On February 1, 1960, at 4:30pm four freshmen students from the North Carolina Agricultural and Technical State University, an HBCU, sat down at the lunch counter inside the Woolworth store at 132 South Elm Street in Greensboro, North Carolina to protest the refusal of white establishments to serve black patrons.  The next day, more than twenty black students joined the protest.  This peaceful student protest lead to the establishment of the Student Non-Violent Cordinating Committee, one of the foremost student groups during the 1960’s civil rights movement.  These students did something to manifest their protest.

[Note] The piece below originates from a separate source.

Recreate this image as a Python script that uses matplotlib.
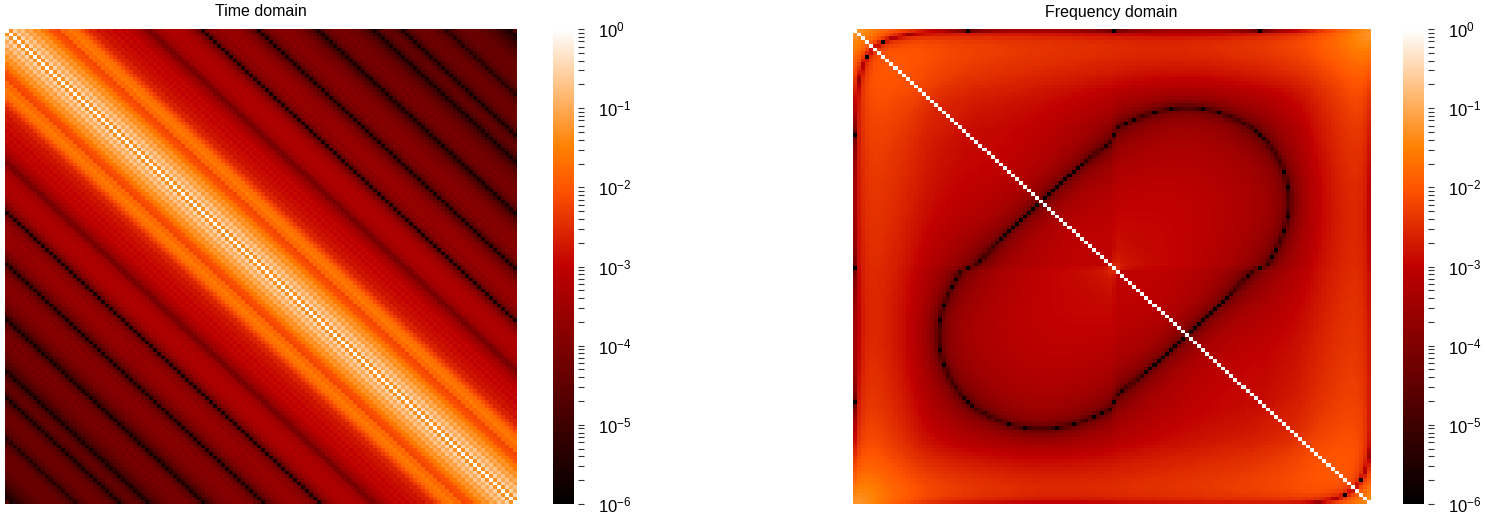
import numpy as np
import matplotlib
matplotlib.use("Agg")
import matplotlib.pyplot as plt
from matplotlib.colors import LogNorm
from matplotlib.ticker import LogLocator, NullFormatter

plt.rcParams['font.family'] = ['Liberation Sans', 'DejaVu Sans']
plt.rcParams['mathtext.fontset'] = 'custom'
plt.rcParams['mathtext.rm'] = 'Liberation Sans'
plt.rcParams['mathtext.it'] = 'Liberation Sans'
plt.rcParams['mathtext.default'] = 'regular'

N = 128
titles = ["Time domain", "Frequency domain"]

# log10 |c(m)| read along the first row of the time-domain matrix (offset m = 0..127)
corr_log = [0.0, -1.3, -0.5, -1.0, -0.7, -1.15, -1.0, -1.35, -1.25, -1.55,
            -1.65, -2.05, -2.1, -2.2, -1.75, -1.8, -1.55, -1.7, -1.75, -2.1,
            -2.3, -2.6, -2.6, -2.8, -2.75, -2.9, -2.85, -3.0, -2.9, -3.05,
            -2.95, -3.15, -3.2, -3.45, -3.6, -4.0, -4.1, -3.75, -3.45, -3.4,
            -3.25, -3.35, -3.2, -3.35, -3.3, -3.5, -3.6, -3.95, -4.3, -5.6,
            -4.3, -4.0, -3.75, -3.8, -3.6, -3.7, -3.6, -3.75, -3.7, -3.9,
            -4.0, -4.3, -4.6, -5.6, -4.6, -4.3, -4.0, -4.05, -3.85, -3.95,
            -3.85, -4.0, -3.95, -4.1, -4.15, -4.4, -4.6, -5.0, -5.6, -4.8,
            -4.4, -4.3, -4.1, -4.2, -4.05, -4.2, -4.15, -4.3, -4.35, -4.55,
            -4.75, -5.1, -5.6, -4.9, -4.6, -4.5, -4.4, -4.6, -4.9, -5.6,
            -4.9, -4.6, -4.4, -4.35, -4.25, -4.35, -4.3, -4.45, -4.55, -4.8,
            -5.4, -4.9, -4.6, -4.5, -4.35, -4.4, -4.3, -4.4, -4.35, -4.5,
            -4.55, -4.7, -4.8, -5.0, -5.2, -5.4, -5.6, -4.8]

# odd spectral profile H(k) = sum_n c(n) sin(2 pi k n / N), k = 0..64
# (estimated from the zero contours of the frequency-domain picture)
sine_profile = [0.0, 0.0085, 0.0115, 0.0145, 0.0175, 0.0205, 0.0233, 0.0262, 0.0290, 0.0318,
                0.0345, 0.0369, 0.0390, 0.0408, 0.0423, 0.0435, 0.0443, 0.0448, 0.0450, 0.0448,
                0.0443, 0.0435, 0.0423, 0.0408, 0.0390, 0.0369, 0.0345, 0.0318, 0.0289, 0.0258,
                0.0225, 0.0190, 0.0154, 0.0117, 0.0078, 0.0039, 0.0, -0.0042, -0.0090, -0.0144,
                -0.0205, -0.0272, -0.0345, -0.0425, -0.051, -0.061, -0.073, -0.088, -0.106, -0.127,
                -0.150, -0.176, -0.204, -0.234, -0.265, -0.297, -0.330, -0.360, -0.385, -0.400,
                -0.395, -0.360, -0.285, -0.165, 0.0]

# --- time domain: symmetric Toeplitz matrix of |c(|i-j|)| ---
c_abs = 10.0 ** np.array(corr_log)
idx = np.arange(N)
lag = np.abs(idx[None, :] - idx[:, None])
time_img = c_abs[lag]

# --- frequency domain: normalised DFT covariance, centred frequency order ---
h_half = np.array(sine_profile)
freqs = idx - N // 2                      # -64 .. 63
Hk = np.sign(freqs) * h_half[np.abs(freqs)]
dk = freqs[:, None] - freqs[None, :]
with np.errstate(divide='ignore', invalid='ignore'):
    freq_img = np.abs(Hk[:, None] - Hk[None, :]) / (N * np.abs(np.sin(np.pi * dk / N)))
freq_img[dk == 0] = 1.0

W, H_px = 1485, 513
fig = plt.figure(figsize=(W / 100, H_px / 100), dpi=100)
norm = LogNorm(vmin=1e-6, vmax=1)

panels = [(time_img, 5, 517, 553, 574), (freq_img, 853, 1370, 1403, 1424)]
top, bot = 29, 504
for k, (img, x0, x1, c0, c1) in enumerate(panels):
    ax = fig.add_axes([x0 / W, 1 - bot / H_px, (x1 - x0) / W, (bot - top) / H_px])
    im = ax.imshow(np.clip(img, 1e-6, 1), cmap='gist_heat', norm=norm,
                   aspect='auto', interpolation='nearest')
    ax.set_axis_off()
    ax.set_title(titles[k], fontsize=11.5, pad=9)
    cax = fig.add_axes([c0 / W, 1 - bot / H_px, (c1 - c0) / W, (bot - top) / H_px])
    cb = fig.colorbar(im, cax=cax)
    cb.outline.set_visible(False)
    cax.spines['right'].set_position(('outward', 3))
    cax.yaxis.set_major_locator(LogLocator(base=10, numticks=10))
    cax.yaxis.set_minor_locator(LogLocator(base=10, subs=np.arange(2, 10), numticks=10))
    cax.yaxis.set_minor_formatter(NullFormatter())
    cax.tick_params(which='both', length=4, width=0.8, color='#333333', labelsize=12, pad=10)

fig.savefig("out.png", dpi=100)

In March of 2012, a group of about 30 Paine College Students lead by then SGA president Jabal Moss, protested the lack of judgment, moral sense, and conscience of the George Bradley administration in the way it treated its most precious resource, its students.  They wore black and carried signs demonstrating their protest on the main campus of Paine College.  This is your history.  These students did something to manifest their protest.  Their protest brought attention to the ineptitude of the Bradley administration and eventully lead to his ouster.

Now its your turn to do something to manifest your protest of the firing of a good and decent man, Dr. Samuel Sullivan, as the interim President of Paine College. This is your moment to make your mark on the history of Paine College.  Whether you take decisive action, or show yourselves to be a do nothing student body, you will make history.  We at the Paine Project say – “Don’t talk about it Be about it.”  It’s your future that is at stake.